Organisasi mahasiswa sebagai salah satu wadah untuk merealisasikan idealisme telah disusun sedemikian rupa. Layaknya sebuah negara yang memiliki banyak tangan untuk menggapai setiap sendi dari problematika rakyat, organisasi didesain untuk dapat bergerak memberikan respon atas terjadinya proses sosial.  Memang, derasnya angin media terkadang tidak sempat menerbangkan sekian banyak program Mahasiswa untuk mengisi hari-hari kemerdekaan dengan tenang dan damai. Tapi, sampai hari inipun hukum alam selalu berkata bahwa sesuatu yang besar itu bermula dari kecilnya perbedaan yang dibangun.
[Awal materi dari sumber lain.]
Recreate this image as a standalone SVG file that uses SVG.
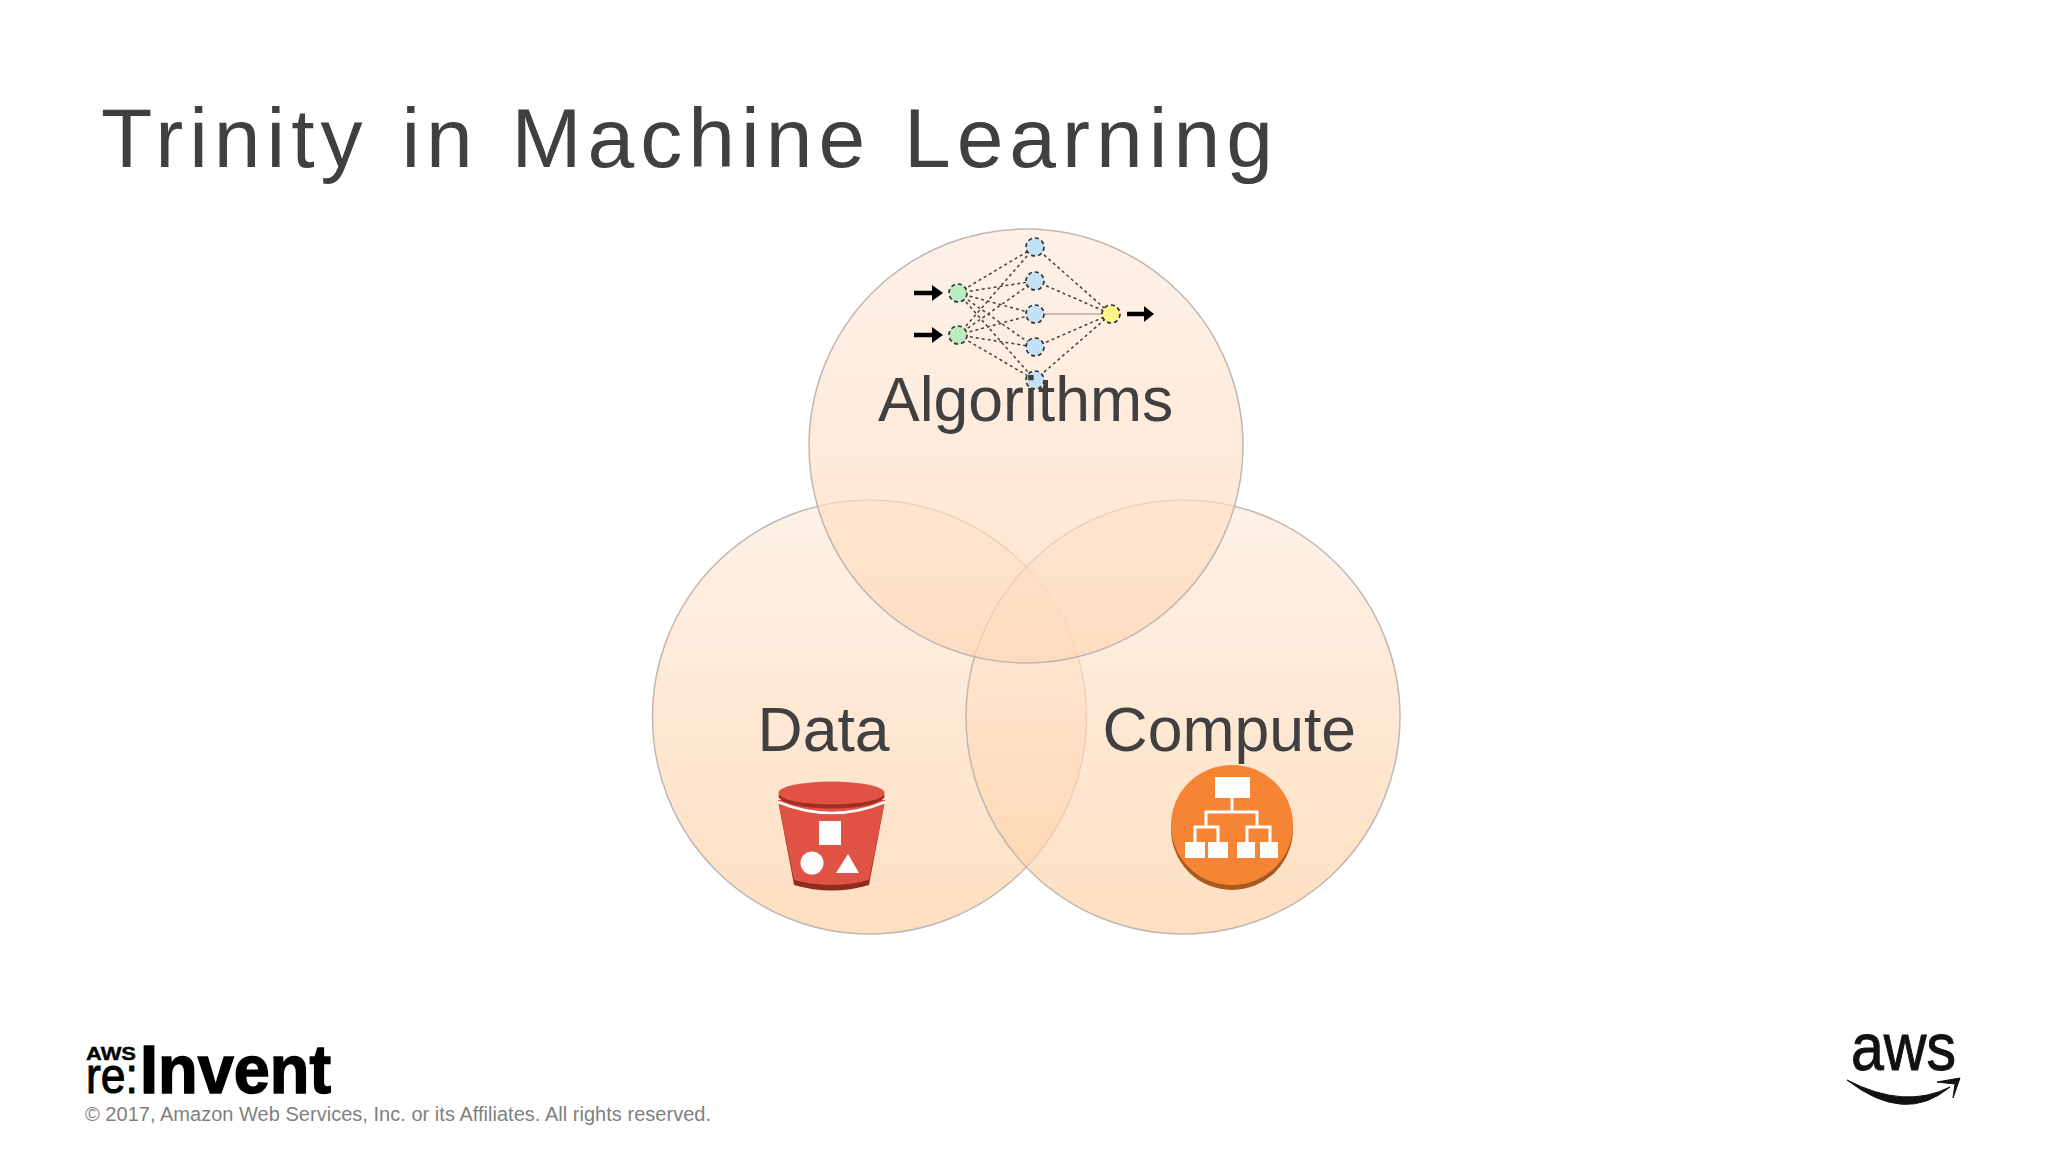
<svg xmlns="http://www.w3.org/2000/svg" width="2048" height="1152" viewBox="0 0 2048 1152">
<style>
text{font-family:"Liberation Sans",Arial,sans-serif}
.lbl{font-size:62.5px;fill:#404040}
.venn{fill:url(#g);stroke:#c0b8b0;stroke-width:1.5}
.top{fill:url(#t)}
.dn{stroke:#222;stroke-width:1.5;stroke-dasharray:3 3;fill:none;opacity:.85}
.nd{stroke:#333;stroke-width:1.7;stroke-dasharray:4 3}
.bl{fill:#c4e2f7}
.ar{stroke:#000;stroke-width:4.5;fill:none}
.ah{fill:#000}
.w{fill:#fff}
.wl{stroke:#fff;stroke-width:3;fill:none}
</style>
<defs>
<linearGradient id="g" x1="0" y1="0" x2="0" y2="1">
<stop offset="0" stop-color="#ffebdd" stop-opacity=".68"/>
<stop offset="1" stop-color="#fdd0a4" stop-opacity=".68"/>
</linearGradient>
<linearGradient id="t" x1="0" y1="0" x2="0" y2="1">
<stop offset="0" stop-color="#ffebde" stop-opacity=".68"/>
<stop offset="1" stop-color="#fdd7b6" stop-opacity=".68"/>
</linearGradient>
</defs>
<rect width="2048" height="1152" fill="#fff"/>
<text id="title" x="101" y="167" font-size="84" fill="#404040" letter-spacing="6" word-spacing="3.5">Trinity in Machine Learning</text>
<g id="data-circle"><circle class="venn" cx="869.5" cy="717" r="217"/></g>
<g id="compute-circle"><circle class="venn" cx="1183" cy="717" r="217"/></g>
<g id="algorithms-circle"><circle class="venn top" cx="1026" cy="446" r="217"/></g>
<g id="connectors">
<path class="dn" d="M958 293L1035 247M958 293L1035 281M958 293L1035 314M958 293L1035 347M958 293L1035 380M958 335L1035 247M958 335L1035 281M958 335L1035 314M958 335L1035 347M958 335L1035 380M1035 247L1111 314M1035 281L1111 314M1035 347L1111 314M1035 380L1111 314"/>
<path d="M1035 314H1111" stroke="#b9ab9c" stroke-width="1.5" fill="none"/>
<path class="ar" d="M914 293H934M914 335H934M1127 314H1146"/>
<path class="ah" d="M932 285L943 293L932 301ZM932 327L943 335L932 343ZM1144 306L1154 314L1144 322Z"/>
</g>
<g id="net-nodes">
<circle class="nd" cx="958" cy="293" r="9" fill="#b9ecc0"/>
<circle class="nd" cx="958" cy="335" r="9" fill="#b9ecc0"/>
<circle class="nd bl" cx="1035" cy="247" r="9"/>
<circle class="nd bl" cx="1035" cy="281" r="9"/>
<circle class="nd bl" cx="1035" cy="314" r="9"/>
<circle class="nd bl" cx="1035" cy="347" r="9"/>
<circle class="nd bl" cx="1035" cy="380" r="9"/>
<circle class="nd" cx="1111" cy="314" r="9" fill="#fdf58a"/>
</g>
<g id="algorithms"><text class="lbl" x="878" y="421">Algorithms</text></g>
<g id="data"><text class="lbl" x="757.5" y="751">Data</text></g>
<g id="compute"><text class="lbl" x="1102.5" y="751">Compute</text></g>
<g id="bucket">
<path d="M778 800H885L869 885Q832 896 794 885Z" fill="#8f2c1f"/>
<path d="M778 800H885L869 880Q832 890 794 880Z" fill="#e05243"/>
<path d="M778 802Q832 824 885 802" stroke="#fff" stroke-width="2.5" fill="none"/>
<ellipse cx="831.5" cy="796" rx="53" ry="12.5" fill="#9c2f22"/>
<ellipse cx="831.5" cy="793" rx="53" ry="11.5" fill="#e05243"/>
<rect class="w" x="819" y="821" width="22" height="24"/>
<circle class="w" cx="812" cy="863" r="11.5"/>
<path class="w" d="M848 854L859 873H836Z"/>
</g>
<g id="hierarchy">
<ellipse cx="1232" cy="829" rx="61" ry="61" fill="#a85a1f"/>
<ellipse cx="1232" cy="825" rx="61" ry="60" fill="#f58534"/>
<rect class="w" x="1215" y="777" width="35" height="21"/>
<path class="wl" d="M1232 798V812M1206 827V812H1257V827M1195 842V827H1218V842M1247 842V827H1270V842"/>
<rect class="w" x="1185" y="842" width="20" height="16"/>
<rect class="w" x="1208" y="842" width="20" height="16"/>
<rect class="w" x="1237" y="842" width="18" height="16"/>
<rect class="w" x="1260" y="842" width="18" height="16"/>
</g>
<g id="reinvent-logo" fill="#000" stroke="#000">
<text x="86" y="1060" font-size="19" font-weight="700" stroke-width=".4" textLength="50" lengthAdjust="spacingAndGlyphs">AWS</text>
<text x="86" y="1093" font-size="50" stroke-width="1" textLength="52" lengthAdjust="spacingAndGlyphs">re:</text>
<text x="140" y="1093" font-size="69" font-weight="700" stroke-width="1.5" textLength="191" lengthAdjust="spacingAndGlyphs">Invent</text>
</g>
<text id="copyright" x="85" y="1121" font-size="20" fill="#7f7f7f" textLength="626" lengthAdjust="spacing">© 2017, Amazon Web Services, Inc. or its Affiliates. All rights reserved.</text>
<g id="aws-logo">
<text x="1851" y="1070" font-size="66" fill="#111" stroke="#111" stroke-width="1" textLength="105" lengthAdjust="spacingAndGlyphs">aws</text>
<path d="M1847 1080Q1905 1125 1950 1087Q1905 1110 1847 1080Z" fill="#111" stroke="#111" stroke-width="1"/>
<path d="M1937 1082L1960 1078L1953 1098L1955 1084Z" fill="#111" stroke="#111" stroke-width="1"/>
</g>
</svg>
Kecil memang segala bentuk pengabdian yang dilakukan atas wadah organisasi. Karena memang keterbatasan ruang dan waktu.

Kemudian, saat banyak sekali celotehan tentang mekanisme respon sosial vertical. Akhirnya saya hanya bisa tersenyum karena itulah yang mereka lihat. Memang wajar saat manusia hanya diberikan gelar mahasiswa bukan Maha Melihat, yaa karena setiap manusia tidak bisa melihat seluruh kejadian yang ada di muka bumi. Kemudian saat mereka hanya mampu berkomentar apakah karena itu kita akan berhenti untuk memberian respon terhadap jalannya pemerintahan? tentu TIDAK. terkadang kita tidak perlu melihat dan mendengarkan setiap cacian dari seonggok daging bernama manusia, karena mungkin bukan hari ini, mungkin esok atau lusa pasti kita hanya akan semakin berhenti untuk bergerak dan lambat laun akan diam, mati dan hilang tergantikan perubahan masa. 

Setidaknya dalam perilaku memberikan kontribusi untuk turut serta mengisi hari-hari kemerdekaan sebagai rakyat hal terbaik yang wajib kita lakukan adalah mendukung ketika baik dan mengingatkan ketika salah.

Lantas adakah dzat yang lebih adil selain dari pada Maha segala Maha?